Motorists are getting a lesson in stopping for school buses a week into classes in the Sooke School District.
New exterior red-light cameras installed on 27 of the 41 buses in the district fleet had already snapped 16 pictures by Tuesday afternoon of vehicles committing alleged offences by failing to heed a bus’s stop signal.
About 4,200 district students take school buses each day.
“It’s been very busy with viewing camera footage,” said Tracey Syrota, the district’s manager of transportation and grounds. “There’s been a lot and it’s still continuing.” She said about nine “red-light runners” were seen on camera in just the first three days of the new school year.
Traffic rules call for vehicles to stop in both directions when a school bus stops and activates its stop indicators, something that Syrota said some people might not know.
“That’s why I truly do believe it’s an education piece,” she said of the cameras. “Educating the public, educating our drivers and also educating our students on the safety in and around the outside of the bus.”
The price isn’t cheap if you’re ticketed for failing to stop for a school bus.
“It’s an escalating cost,” said West Shore RCMP Const. Nancy Saggar. “Basically every time you do it within a period of 12 months the cost associated to the ticket goes up.
“So your first offence is going to be $368 and then there is a penalty of three points, as well. The next time is going to be $668.”
The cost would climb to $8,528 for a 10th offence.
From 2009 to 2014, police gave out 1,100 tickets around B.C. to drivers for passing stopped school buses. There were 14 students injured getting on or off a school bus during that time.
Saggar said the new cameras are “a step in the right direction.”
Disobeying stop signs on school buses is a regular issue, she said, adding that offences are more common for oncoming vehicles than for those behind a bus.
“We routinely do get complaints that are put forward by the district,” Saggar said.
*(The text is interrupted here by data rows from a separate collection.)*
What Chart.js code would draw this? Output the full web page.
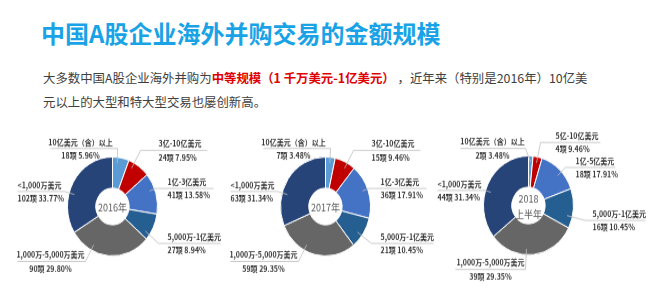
<!DOCTYPE html>
<html><head><meta charset="utf-8">
<script src="https://cdn.jsdelivr.net/npm/chart.js@4.4.0/dist/chart.umd.min.js"></script>
<style>
html,body{margin:0;padding:0;background:#fff;width:658px;height:306px;overflow:hidden;font-family:"Noto Sans CJK SC",sans-serif;}
#title{position:absolute;left:41px;top:17px;font-size:24px;font-weight:bold;color:#19a3e6;line-height:32px;white-space:nowrap;}
#sub{position:absolute;left:43px;top:66px;font-size:12.4px;line-height:24px;color:#404040;white-space:nowrap;}
#sub b{color:#e00000;}
.pie{position:absolute;width:250px;height:180px;transform:scaleY(1.1);transform-origin:125px 90px;}
</style></head><body>
<div id="title">中国A股企业海外并购交易的金额规模</div>
<div id="sub">大多数中国A股企业海外并购为<b>中等规模（1 千万美元-1亿美元）</b> ，近年来（特别是2016年）10亿美<br>元以上的大型和特大型交易也屡创新高。</div>
<div class="pie" style="left:-13px;top:117px"><canvas id="c2016"></canvas></div>
<div class="pie" style="left:200px;top:117px"><canvas id="c2017"></canvas></div>
<div class="pie" style="left:403px;top:116px"><canvas id="c2018"></canvas></div>
<script>
// categories
const names1617 = ['10亿美元（含）以上','3亿-10亿美元','1亿-3亿美元','5,000万-1亿美元','1,000万-5,000万美元','<1,000万美元'];
const names2018 = ['10亿美元（含）以上','5亿-10亿美元','1亿-5亿美元','5,000万-1亿美元','1,000万-5,000万美元','<1,000万美元'];
// deal counts (项) and printed shares (%)
const counts2016 = [18,24,41,27,90,102];
const pct2016 = [5.96,7.95,13.58,8.94,29.80,33.77];
const counts2017 = [7,15,36,21,59,63];
const pct2017 = [3.48,9.46,17.91,10.45,29.35,31.34];
const counts2018 = [2,4,18,16,39,44];
const pct2018 = [3.48,9.46,17.91,10.45,29.35,31.34];

const colors = ['#5b9bd5','#c00000','#4472c4','#255e91','#666666','#264478'];
const SY = 1.1; // pies are a little taller than wide in the picture

// label placement relative to pie centre (screen px): line y, line x0..x1, text x, align
const layout1617 = [
  {ly:-58,x0:-62,x1:5,tx:-32,al:'center'},
  {ly:-56,x0:28,x1:95,tx:46,al:'left'},
  {ly:-18,x0:43,x1:101,tx:55,al:'left'},
  {ly:37,x0:46,x1:108,tx:55,al:'left'},
  {ly:55,x0:-95,x1:-27,tx:-62,al:'center'},
  {ly:-15,x0:-95,x1:-48,tx:-95,al:'left'}
];
const layout2018 = [
  {ly:-57,x0:-68,x1:-3,tx:-36,al:'center'},
  {ly:-63,x0:12,x1:72,tx:27,al:'left'},
  {ly:-38,x0:37,x1:87,tx:47,al:'left'},
  {ly:15,x0:57,x1:117,tx:64,al:'left'},
  {ly:64,x0:-73,x1:-3,tx:-38,al:'center'},
  {ly:-15,x0:-91,x1:-43,tx:-91,al:'left'}
];

function makePie(id, names, counts, pct, lay, centre){
  const labelPlugin = {
    id:'pieLabels',
    afterDraw(chart){
      const ctx = chart.ctx;
      const arcs = chart.getDatasetMeta(0).data;
      const cx = arcs[0].x, cy = arcs[0].y, r = arcs[0].outerRadius;
      ctx.save();
      // centre text
      ctx.fillStyle = '#595959';
      ctx.font = '9px "Noto Sans CJK SC"';
      ctx.textAlign = 'center'; ctx.textBaseline = 'middle';
      if(centre.length===1) ctx.fillText(centre[0], cx, cy+1);
      else { ctx.fillText(centre[0], cx, cy-7/SY); ctx.fillText(centre[1], cx, cy+9/SY); }
      arcs.forEach((arc,i)=>{
        const L = lay[i];
        const ly = L.ly/SY;
        const conn = L.x0 > 0 ? L.x0 : L.x1;
        let a = Math.atan2(ly, conn);
        const s = arc.startAngle, e = arc.endAngle;
        while(a < s) a += Math.PI*2;
        while(a >= s + Math.PI*2) a -= Math.PI*2;
        const m = Math.min(0.12, (e-s)/2);
        if(a > e){ a = (a-e) < (s+Math.PI*2-a) ? e-m : s+m; }
        a = Math.max(s+m, Math.min(e-m, a));
        const px = cx + Math.cos(a)*r*0.88, py = cy + Math.sin(a)*r*0.88;
        ctx.strokeStyle = '#bfbfbf'; ctx.lineWidth = 0.8;
        ctx.beginPath();
        ctx.moveTo(px, py);
        ctx.lineTo(cx+conn, cy+ly);
        ctx.moveTo(cx+L.x0, cy+ly);
        ctx.lineTo(cx+L.x1, cy+ly);
        ctx.stroke();
        ctx.fillStyle = '#333';
        ctx.font = 'bold 7px "Noto Sans CJK SC"';
        ctx.textAlign = L.al;
        ctx.fillText(names[i], cx+L.tx, cy+ly-6.5/SY);
        ctx.fillText(counts[i]+'项 '+pct[i].toFixed(2)+'%', cx+L.tx, cy+ly+7/SY);
      });
      ctx.restore();
    }
  };
  return new Chart(document.getElementById(id), {
    type:'doughnut',
    data:{labels:names, datasets:[{data:counts, backgroundColor:colors, borderColor:'#ffffff', borderWidth:1, hoverOffset:0}]},
    options:{
      responsive:true, maintainAspectRatio:false, animation:false, cutout:'37%',
      layout:{padding:{left:80,right:79,top:44,bottom:45}},
      plugins:{legend:{display:false}, tooltip:{enabled:false}}
    },
    plugins:[labelPlugin]
  });
}

makePie('c2016', names1617, counts2016, pct2016, layout1617, ['2016年']);
makePie('c2017', names1617, counts2017, pct2017, layout1617, ['2017年']);
makePie('c2018', names2018, counts2018, pct2018, layout2018, ['2018','上半年']);
</script>
</body></html>
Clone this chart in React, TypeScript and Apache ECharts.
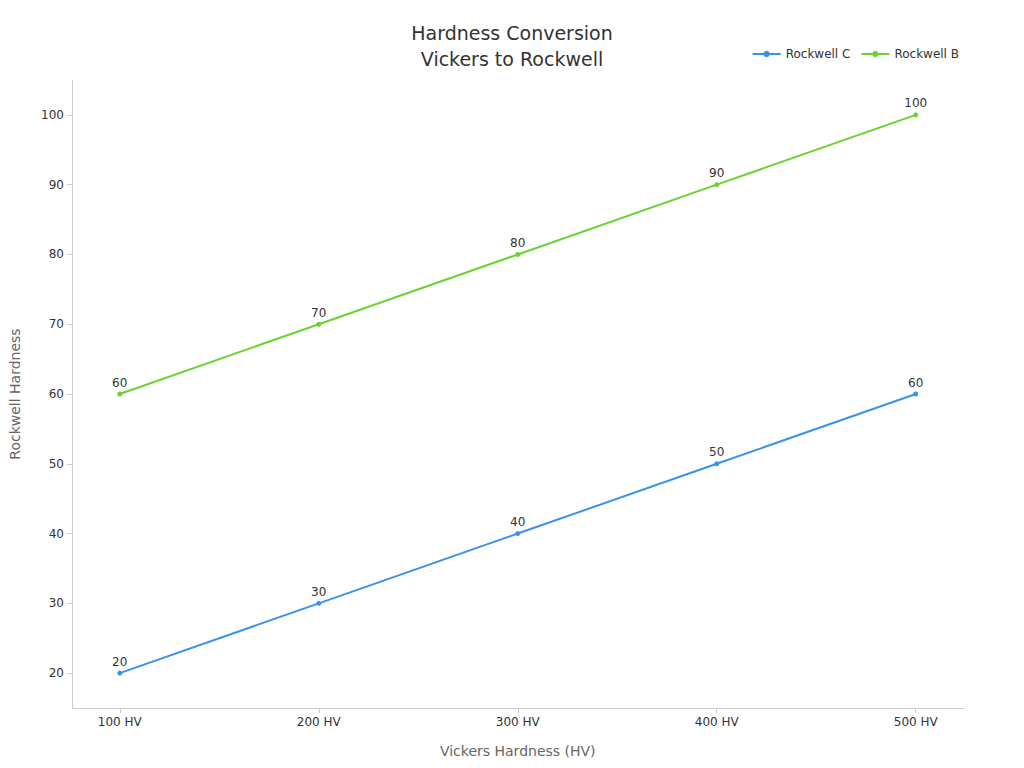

The complaints generally come from the bus drivers themselves, she said.
“Normally, they’re able to capture a licence plate of a vehicle. However, if that vehicle happens to have been speeding really quickly, that becomes difficult and then all we’re left with is just a description of the car.
“So the cameras being put in place would definitely aid police investigations in that regard, and I think it’s a benefit to the district but also to us as officers who are investigating.”
Camera footage can also be presented as evidence in court, Saggar said.